Jamur Junior – 36 anos! Eu cheguei à conclusão que não tinha mais espaço para fazer aquelas coisas que eu gostava de fazer, muito bem feitinhas, bem acabadinhas, de bom gosto – com muita luta, com muita dificuldade, mas as coisas eram bem feitas na televisão. Aí, comecei a ver que a coisa caiu muito. Você vê uma falta de criatividade, de talento, coisas muito grosseiras, excesso de violência, a sacanagem televisiva… Essa coisa me abateu muito e eu pensei “Não é para mim isso aqui, não!”.

 

José Wille – A nova forma de se fazer televisão, com o videotape, tirava a possibilidade de explorar o seu talento com o improviso e o humor?

 

Jamur Junior – Tirou bastante, porque ocupou os espaços, começou a dificultar. Aí, tive que me reciclar. Depois da fase do jornal, passei a fazer outro tipo de jornalismo, mais sóbrio. Na verdade, na última fase, eu era mais comentarista, fazia mais comentários na televisão, saí daquela fase de noticiarista.

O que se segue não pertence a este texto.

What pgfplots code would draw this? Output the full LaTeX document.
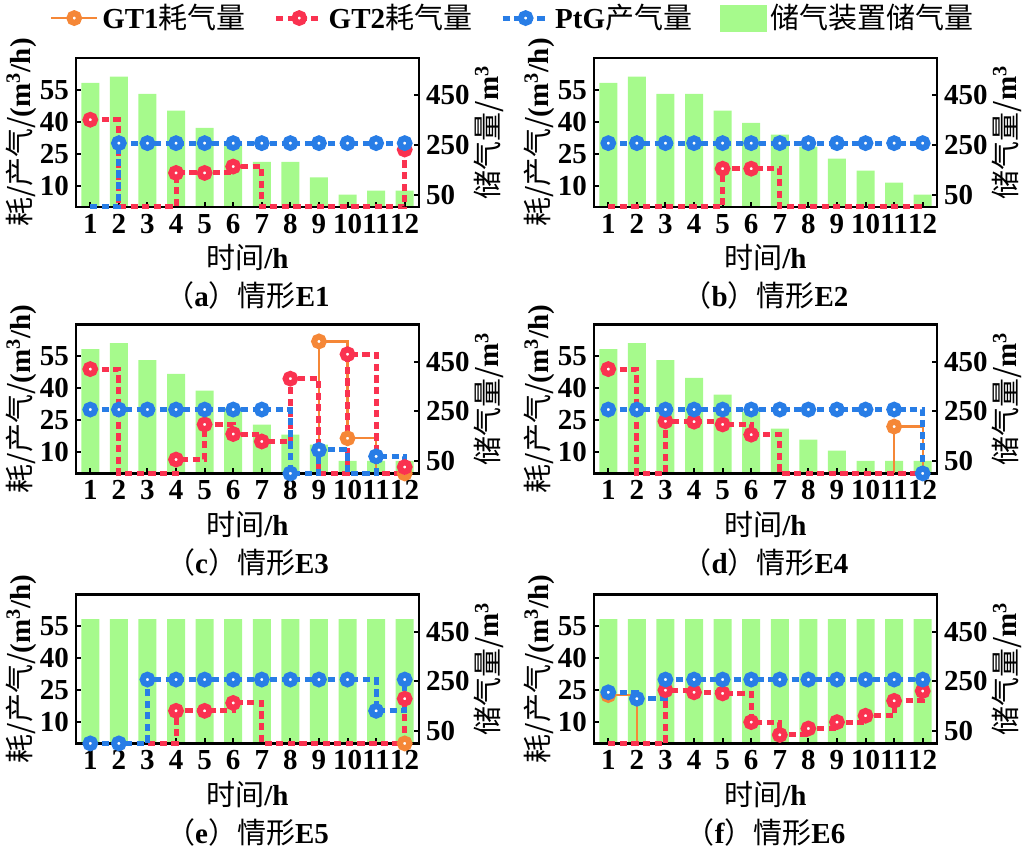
\documentclass[border=0pt]{standalone}
\usepackage{fontspec}
\setmainfont{Liberation Serif}
\newfontfamily\cjkf{Noto Sans CJK SC}
\newcommand{\cjk}{\cjkf\mdseries}
\usepackage{pgfplots}
\pgfplotsset{compat=1.18}

\definecolor{cgt1}{RGB}{245,135,55}
\definecolor{cgt2}{RGB}{250,50,80}
\definecolor{cptg}{RGB}{40,125,230}
\definecolor{cbar}{RGB}{166,250,140}

\newcommand{\fs}{\fontsize{14.5}{16}\selectfont\bfseries}

\pgfplotsset{
  base/.style={scale only axis, width=171.5pt, height=74.5pt,
    xmin=0.5, xmax=12.5, clip=false, anchor=north west,
    tick align=inside, major tick length=2.5pt,
    every tick/.append style={black, line width=1pt},
    tick label style={font=\fs}, label style={font=\fs},
    axis line style={line width=1.3pt},
    /pgf/number format/assume math mode=true},
  lax/.style={base, ymin=0, ymax=70, xtick={1,...,12}, ytick={10,25,40,55},
    xtick pos=bottom, ytick pos=left,
    xlabel={{\cjk 时间}/h},
    ylabel={{\cjk 耗/产气/}(m\textsuperscript{3}/h)},
    xlabel style={at={(axis description cs:0.5,-0.34)}, anchor=center},
    ylabel style={at={(axis description cs:-0.16,0.5)}, anchor=center}},
  rax/.style={base, ymin=0, ymax=600, ytick={50,250,450},
    axis y line*=right, axis x line=none,
    ylabel={{\cjk 储气量/}m\textsuperscript{3}},
    ylabel style={at={(axis description cs:1.205,0.5)}, anchor=center}},
  bars/.style={ybar, bar width=0.63, fill=cbar, draw=none, forget plot},
  gt1/.style={color=cgt1, line width=1.1pt, const plot, no marks, forget plot},
  gt2/.style={color=cgt2, line width=2.5pt, const plot, no marks,
    dash pattern=on 3.6pt off 2.2pt, forget plot},
  ptg/.style={color=cptg, line width=2.5pt, const plot, no marks,
    dash pattern=on 3.6pt off 2.2pt, forget plot},
  mk/.style={only marks, mark=*, mark size=2.4pt,
    mark options={solid, fill=white, line width=3pt}},
}

\newcommand{\pcap}[2]{\node[font=\fs] at (axis description cs:0.5,-0.597)
  {{\cjk （}#1{\cjk ）情形}E#2};}

\begin{document}
\begin{tikzpicture}
\useasboundingbox (0,0) rectangle (514pt,-424.5pt);

% ---------- (a) ----------
\begin{axis}[rax, at={(38pt,-29pt)}]
\addplot[bars] coordinates {(1,500)(2,525)(3,456)(4,388)(5,319)(6,255)(7,182)(8,182)(9,119)(10,50)(11,66)(12,66)};
\end{axis}
\begin{axis}[lax, at={(38pt,-29pt)},
  legend columns=4,
  legend style={at={(1.277,1.268)}, anchor=center, draw=none, fill=none, font=\fs,
    /tikz/every even column/.append style={column sep=12pt}},
  legend image code/.code={\draw[mark repeat=2,mark phase=2] plot coordinates {(0pt,0pt) (11.5pt,0pt) (23pt,0pt)};}]
\addlegendimage{color=cgt1, line width=1.1pt, mark=*, mark size=2.4pt, mark options={solid, fill=white, line width=3pt}}
\addlegendentry{GT1{\cjk 耗气量}}
\addlegendimage{color=cgt2, line width=2.5pt, dash pattern=on 3.6pt off 2.2pt, mark=*, mark size=2.4pt, mark options={solid, fill=white, line width=3pt}}
\addlegendentry{GT2{\cjk 耗气量}}
\addlegendimage{color=cptg, line width=2.5pt, dash pattern=on 3.6pt off 2.2pt, mark=*, mark size=2.4pt, mark options={solid, fill=white, line width=3pt}}
\addlegendentry{PtG{\cjk 产气量}}
\addlegendimage{legend image code/.code={\fill[cbar] (0pt,-6.5pt) rectangle (23pt,6.5pt);}}
\addlegendentry{{\cjk 储气装置储气量}}
\addplot[gt2] coordinates {(1,41)(2,0)(3,0)(4,16)(5,16)(6,19)(7,0)(8,0)(9,0)(10,0)(11,0)(12,27)};
\addplot[gt2, mk] coordinates {(1,41)(4,16)(5,16)(6,19)(12,27)};
\addplot[ptg] coordinates {(1,0)(2,30)(3,30)(4,30)(5,30)(6,30)(7,30)(8,30)(9,30)(10,30)(11,30)(12,30)};
\addplot[ptg, mk] coordinates {(2,30)(3,30)(4,30)(5,30)(6,30)(7,30)(8,30)(9,30)(10,30)(11,30)(12,30)};
\pcap{a}{1}
\end{axis}

% ---------- (b) ----------
\begin{axis}[rax, at={(297pt,-29pt)}]
\addplot[bars] coordinates {(1,500)(2,525)(3,456)(4,456)(5,388)(6,339)(7,291)(8,243)(9,195)(10,146)(11,98)(12,50)};
\end{axis}
\begin{axis}[lax, at={(297pt,-29pt)}]
\addplot[gt2] coordinates {(1,0)(2,0)(3,0)(4,0)(5,18)(6,18)(7,0)(8,0)(9,0)(10,0)(11,0)(12,0)};
\addplot[gt2, mk] coordinates {(5,18)(6,18)};
\addplot[ptg] coordinates {(1,30)(2,30)(3,30)(4,30)(5,30)(6,30)(7,30)(8,30)(9,30)(10,30)(11,30)(12,30)};
\addplot[ptg, mk] coordinates {(1,30)(2,30)(3,30)(4,30)(5,30)(6,30)(7,30)(8,30)(9,30)(10,30)(11,30)(12,30)};
\pcap{b}{2}
\end{axis}

% ---------- (c) ----------
\begin{axis}[rax, at={(38pt,-162.2pt)}]
\addplot[bars] coordinates {(1,500)(2,525)(3,456)(4,401)(5,333)(6,265)(7,196)(8,156)(9,116)(10,50)(11,50)(12,50)};
\end{axis}
\begin{axis}[lax, at={(38pt,-162.2pt)}]
\addplot[gt1] coordinates {(9,0)(9,62)(10,16.5)(11,0)};
\addplot[gt1, mk] coordinates {(9,62)(10,16.5)(12,0)};
\addplot[gt2] coordinates {(1,49)(2,0)(3,0)(4,6.5)(5,23)(6,18.5)(7,15)(8,44.5)(9,0)(10,56)(11,0)(12,3)};
\addplot[gt2, mk] coordinates {(1,49)(4,6.5)(5,23)(6,18.5)(7,15)(8,44.5)(10,56)(12,3)};
\addplot[ptg] coordinates {(1,30)(2,30)(3,30)(4,30)(5,30)(6,30)(7,30)(8,0)(9,11)(10,0)(11,8)(12,4)};
\addplot[ptg, mk] coordinates {(1,30)(2,30)(3,30)(4,30)(5,30)(6,30)(7,30)(8,0)(9,11)(11,8)};
\pcap{c}{3}
\end{axis}

% ---------- (d) ----------
\begin{axis}[rax, at={(297pt,-162.2pt)}]
\addplot[bars] coordinates {(1,500)(2,525)(3,456)(4,385)(5,317)(6,249)(7,180)(8,136)(9,92)(10,50)(11,50)(12,50)};
\end{axis}
\begin{axis}[lax, at={(297pt,-162.2pt)}]
\addplot[gt1] coordinates {(11,0)(11,22)(12,0)};
\addplot[gt1, mk] coordinates {(11,22)};
\addplot[gt2] coordinates {(1,49)(2,0)(3,24.5)(4,24.3)(5,23)(6,18.2)(7,0)(8,0)(9,0)(10,0)(11,0)(12,0)};
\addplot[gt2, mk] coordinates {(1,49)(3,24.5)(4,24.3)(5,23)(6,18.2)};
\addplot[ptg] coordinates {(1,30)(2,30)(3,30)(4,30)(5,30)(6,30)(7,30)(8,30)(9,30)(10,30)(11,30)(12,0)};
\addplot[ptg, mk] coordinates {(1,30)(2,30)(3,30)(4,30)(5,30)(6,30)(7,30)(8,30)(9,30)(10,30)(11,30)(12,0)};
\pcap{d}{4}
\end{axis}

% ---------- (e) ----------
\begin{axis}[rax, at={(38pt,-297.2pt)}]
\addplot[bars] coordinates {(1,500)(2,500)(3,500)(4,500)(5,500)(6,500)(7,500)(8,500)(9,500)(10,500)(11,500)(12,500)};
\end{axis}
\begin{axis}[lax, at={(38pt,-297.2pt)}]
\addplot[gt1, mk] coordinates {(12,0)};
\addplot[gt2] coordinates {(1,0)(2,0)(3,0)(4,15.3)(5,15.3)(6,19)(7,0)(8,0)(9,0)(10,0)(11,0)(12,21)};
\addplot[gt2, mk] coordinates {(4,15.3)(5,15.3)(6,19)(12,21)};
\addplot[ptg] coordinates {(1,0)(2,0)(3,30)(4,30)(5,30)(6,30)(7,30)(8,30)(9,30)(10,30)(11,15.3)(12,30)};
\addplot[ptg, mk] coordinates {(1,0)(2,0)(3,30)(4,30)(5,30)(6,30)(7,30)(8,30)(9,30)(10,30)(11,15.3)(12,30)};
\pcap{e}{5}
\end{axis}

% ---------- (f) ----------
\begin{axis}[rax, at={(297pt,-297.2pt)}]
\addplot[bars] coordinates {(1,500)(2,500)(3,500)(4,500)(5,500)(6,500)(7,500)(8,500)(9,500)(10,500)(11,500)(12,500)};
\end{axis}
\begin{axis}[lax, at={(297pt,-297.2pt)}]
\addplot[gt1] coordinates {(1,22.7)(2,0)};
\addplot[gt1, mk] coordinates {(1,22.7)};
\addplot[gt2] coordinates {(1,0)(2,0)(3,25)(4,24)(5,23.5)(6,10)(7,4)(8,7)(9,10)(10,13)(11,20)(12,24.6)};
\addplot[gt2, mk] coordinates {(3,25)(4,24)(5,23.5)(6,10)(7,4)(8,7)(9,10)(10,13)(11,20)(12,24.6)};
\addplot[ptg] coordinates {(1,24)(2,21)(3,30)(4,30)(5,30)(6,30)(7,30)(8,30)(9,30)(10,30)(11,30)(12,30)};
\addplot[ptg, mk] coordinates {(1,24)(2,21)(3,30)(4,30)(5,30)(6,30)(7,30)(8,30)(9,30)(10,30)(11,30)(12,30)};
\pcap{f}{6}
\end{axis}
\end{tikzpicture}
\end{document}
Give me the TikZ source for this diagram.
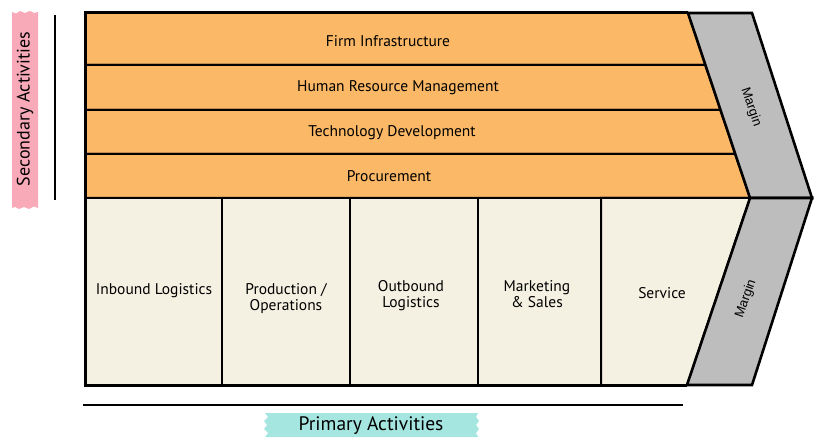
\documentclass[tikz,border=0pt]{standalone}
\usepackage{fontspec}
\setmainfont{PT Sans}
\newfontfamily\marginfont{Liberation Sans}
\begin{document}
\begin{tikzpicture}[x=1pt,y=-1pt,
  bar/.style={draw=black,line width=2pt,fill=orangebar},
  prim/.style={draw=black,line width=2pt,fill=beigebox},
  marg/.style={draw=black,line width=2.6pt,fill=graybox,line join=miter},
  lbl/.style={font=\fontsize{15.5}{16}\selectfont,align=center,text=black,inner sep=1pt},
  mlbl/.style={font=\marginfont\fontsize{13}{13}\selectfont,text=black,inner sep=0pt},
  tapetext/.style={font=\fontsize{18}{19}\selectfont,text=black,inner sep=1pt}]
\definecolor{orangebar}{HTML}{FBB866}
\definecolor{beigebox}{HTML}{F5F1E2}
\definecolor{graybox}{HTML}{BDBDBD}
\definecolor{pinktape}{HTML}{F8AAB9}
\definecolor{cyantape}{HTML}{A6E6E1}
\useasboundingbox (0,0) rectangle (829,446);
% secondary rows
\draw[bar] (85,13) -- (688,13) -- ({688+62*52/185},65) -- (85,65) -- cycle;
\draw[bar] (85,65) -- ({688+62*52/185},65) -- ({688+62*97/185},110) -- (85,110) -- cycle;
\draw[bar] (85,110) -- ({688+62*97/185},110) -- ({688+62*141/185},154) -- (85,154) -- cycle;
\draw[bar] (85,154) -- ({688+62*141/185},154) -- (750,198) -- (85,198) -- cycle;
% primary columns
\draw[prim] (85,198) rectangle (222,385);
\draw[prim] (222,198) rectangle (350,385);
\draw[prim] (350,198) rectangle (478,385);
\draw[prim] (478,198) rectangle (601,385);
\draw[prim] (601,198) -- (750,198) -- (687,385) -- (601,385) -- cycle;
% margins
\draw[marg] (688,13) -- (752,13) -- (812,198) -- (750,198) -- cycle;
\draw[marg] (750,198) -- (812,198) -- (752,385) -- (687,385) -- cycle;
% outer border
\draw[line width=3pt,line join=miter] (85,13) -- (688,13) (85,11.5) -- (85,386.5) (83.5,385) -- (687,385);
% labels
\node[lbl] (firm) at (388,41) {Firm Infrastructure};
\node[lbl] (hrm) at (398,88) {Human Resource Management};
\node[lbl] (tech) at (392,133) {Technology Development};
\node[lbl] (proc) at (389,176) {Procurement};
\node[lbl] (inb) at (154,291) {Inbound Logistics};
\node[lbl] (prod) at (286,299) {Production /\\Operations};
\node[lbl] (outb) at (411,296) {Outbound\\Logistics};
\node[lbl] (mkt) at (537,294) {Marketing\\\&{} Sales};
\node[lbl] (serv) at (662,293) {Service};
\node[mlbl,rotate=-71] (m1) at (751,107) {Margin};
\node[mlbl,rotate=71] (m2) at (746,299) {Margin};
% secondary activities tape
\fill[pinktape] (12,12) -- (16,13.5) -- (20,11) -- (25,13) -- (30,11) -- (34,13) -- (38,12)
  -- (38,208) -- (34,206.5) -- (29,209) -- (24,207) -- (19,209) -- (15,207) -- (12,208) -- cycle;
\node[tapetext,rotate=90] (sec) at (25,109) {Secondary Activities};
\draw[line width=2.5pt] (55,15) coordinate (s1) -- (55,200) coordinate (s2);
% primary activities tape
\fill[cyantape] (265,413) -- (478,413) -- (476,417) -- (479,421) -- (476,425) -- (479,429) -- (476,433) -- (478,437)
  -- (265,437) -- (268,433) -- (264,429) -- (267,425) -- (264,421) -- (268,417) -- cycle;
\node[font=\fontsize{19.5}{20}\selectfont,inner sep=1pt] (pri) at (371,426) {Primary Activities};
\draw[line width=2.5pt] (83,405) coordinate (p1) -- (683,405) coordinate (p2);
\end{tikzpicture}
\end{document}
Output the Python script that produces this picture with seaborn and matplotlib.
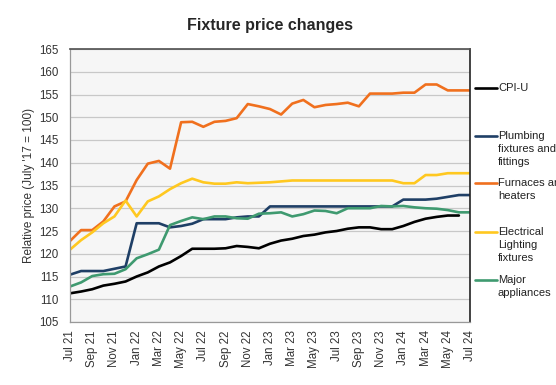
import numpy as np
import pandas as pd
import matplotlib
matplotlib.use("Agg")
import matplotlib.pyplot as plt
import seaborn as sns
from matplotlib.lines import Line2D

# monthly index values, Jul 2021 .. Jul 2024
months = pd.date_range("2021-07-01", "2024-07-01", freq="MS")
cpi_u = [111.3, 111.7, 112.2, 113.0, 113.4, 113.9, 115.0, 115.9, 117.2, 118.1, 119.5, 121.1,
         121.1, 121.1, 121.2, 121.7, 121.5, 121.2, 122.2, 122.9, 123.3, 123.9, 124.2, 124.7,
         125.0, 125.5, 125.8, 125.8, 125.4, 125.4, 126.1, 127.0, 127.7, 128.1, 128.4, 128.4, np.nan]
plumbing = [115.4, 116.2, 116.2, 116.2, 116.7, 117.2, 126.7, 126.7, 126.7, 125.8, 126.1, 126.6,
            127.6, 127.6, 127.6, 128.0, 128.2, 128.2] + [130.4] * 12 + \
           [131.9, 131.9, 131.9, 132.1, 132.5, 132.9, 132.9]
furnaces = [122.8, 125.2, 125.2, 127.1, 130.4, 131.5, 136.2, 139.8, 140.4, 138.7, 148.9, 149.0,
            147.9, 149.0, 149.2, 149.8, 152.9, 152.4, 151.8, 150.6, 153.0, 153.8, 152.2, 152.7,
            152.9, 153.2, 152.4, 155.2, 155.2, 155.2, 155.4, 155.4, 157.2, 157.2, 155.9, 155.9, 155.9]
electrical = [120.9, 123.0, 124.7, 126.7, 128.2, 131.7, 128.2, 131.5, 132.6, 134.2, 135.5, 136.5,
              135.7, 135.4, 135.4, 135.7, 135.5, 135.6, 135.7, 135.9] + [136.1] * 10 + \
             [135.5, 135.5, 137.3, 137.3, 137.7, 137.7, 137.7]
appliances = [112.8, 113.7, 115.1, 115.5, 115.6, 116.6, 119.0, 119.9, 120.9, 126.3, 127.2, 128.0,
              127.6, 128.2, 128.2, 127.8, 127.7, 128.8, 128.9, 129.1, 128.2, 128.7, 129.5, 129.4,
              128.9, 130.0, 130.0, 130.0, 130.5, 130.4, 130.5, 130.2, 130.0, 129.9, 129.6, 129.1, 129.1]

series = ["CPI-U", "Plumbing fixtures and fittings", "Furnaces and heaters",
          "Electrical Lighting fixtures", "Major appliances"]
legend_text = ["CPI-U", "Plumbing\nfixtures and\nfittings", "Furnaces and\nheaters",
               "Electrical\nLighting\nfixtures", "Major\nappliances"]
colors = ["#000000", "#1f3f66", "#f0701e", "#ffc820", "#3f9a70"]

df = pd.DataFrame({"idx": np.arange(len(months)), "CPI-U": cpi_u,
                   "Plumbing fixtures and fittings": plumbing,
                   "Furnaces and heaters": furnaces,
                   "Electrical Lighting fixtures": electrical,
                   "Major appliances": appliances})
long = df.melt(id_vars="idx", var_name="series", value_name="value").dropna()

sns.set_theme(style="white")
plt.rcParams["font.family"] = ["Liberation Sans", "DejaVu Sans"]

fig = plt.figure(figsize=(5.56, 3.85), dpi=100)
ax = fig.add_axes([70 / 556, 1 - 322 / 385, 400 / 556, 273 / 385])
ax.set_facecolor("#f6f6f6")

sns.lineplot(data=long, x="idx", y="value", hue="series", hue_order=series,
             palette=dict(zip(series, colors)), linewidth=1.9, legend=False, ax=ax)

ax.set_xlim(0, len(months) - 1)
ax.set_ylim(105, 165)
ax.set_yticks(np.arange(105, 166, 5))
ax.yaxis.grid(True, color="#c8c8c8", linewidth=0.9)
ax.set_axisbelow(True)
ax.set_xticks(np.arange(0, len(months), 2))
ax.set_xticklabels(months[::2].strftime("%b %y"), rotation=90)
ax.set_xticks(np.arange(0, len(months)), minor=True)
ax.tick_params(axis="x", which="both", direction="in", length=3, width=0.7,
               color="#888888", labelsize=8.3, labelcolor="#333333", pad=6)
ax.tick_params(axis="y", length=0, labelsize=8.3, labelcolor="#333333", pad=8)
ax.set_xlabel("")
ax.set_ylabel("Relative price (July '17 = 100)", fontsize=8.5, color="#333333", labelpad=3)

for side in ["left", "bottom"]:
    ax.spines[side].set_color("#999999")
    ax.spines[side].set_linewidth(0.9)
ax.spines["top"].set_color("#555555")
ax.spines["right"].set_color("#222222")
ax.spines["right"].set_linewidth(1.2)

ax.set_title("Fixture price changes", fontsize=11.5, fontweight="bold", pad=14)

# legend drawn beside the plot, Excel style
leg_y = [88, 136, 183, 232, 280]
for txt, c, y in zip(legend_text, colors, leg_y):
    yf = 1 - y / 385
    fig.add_artist(Line2D([475 / 556, 497 / 556], [yf, yf], color=c, linewidth=1.9,
                          transform=fig.transFigure))
    fig.text(498 / 556, yf + 5 / 385, txt, fontsize=8, color="#222222", va="top",
             ha="left", linespacing=1.38)

fig.savefig("out.png", dpi=100)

Comentava fatos da cidade e essas coisas. E entrevistava. Em todo o programa que eu fazia, sempre tinha entrevista. Era isso que eu fazia.

 

José Wille – Você agora fica mais tempo em Guaratuba ou se divide entre Guaratuba e Curitiba?

 

Jamur Junior – Guaratuba e Curitiba. Em Curitiba, faço a coluna com o Hugo Santana, no jornal “O Estado do Paraná”, sobre política. É a única atividade profissional que tenho. A outra que tenho é a de pescador. Essa é, invariavelmente, no fim de semana em Guaratuba. Na quinta-feira, já começo a ficar nervoso. Vou embora para Guaratuba. E volto domingo à noite ou segunda-feira de manhã.

 

José Wille – E depois de tanto tempo correndo, você começa a desacelerar?

 

Jamur Junior – Ah, eu tenho que descansar! Eu tenho que reduzir! Li uma vez – acho que de um político mineiro – que, quando você passa dos 60, tem que puxar o freio de mão, economizar inimigos e levar a vida no bom humor e na alegria. Porque o teu capital de vida ficou mais curto. E você tem que usar muito bem esse pequeno capital.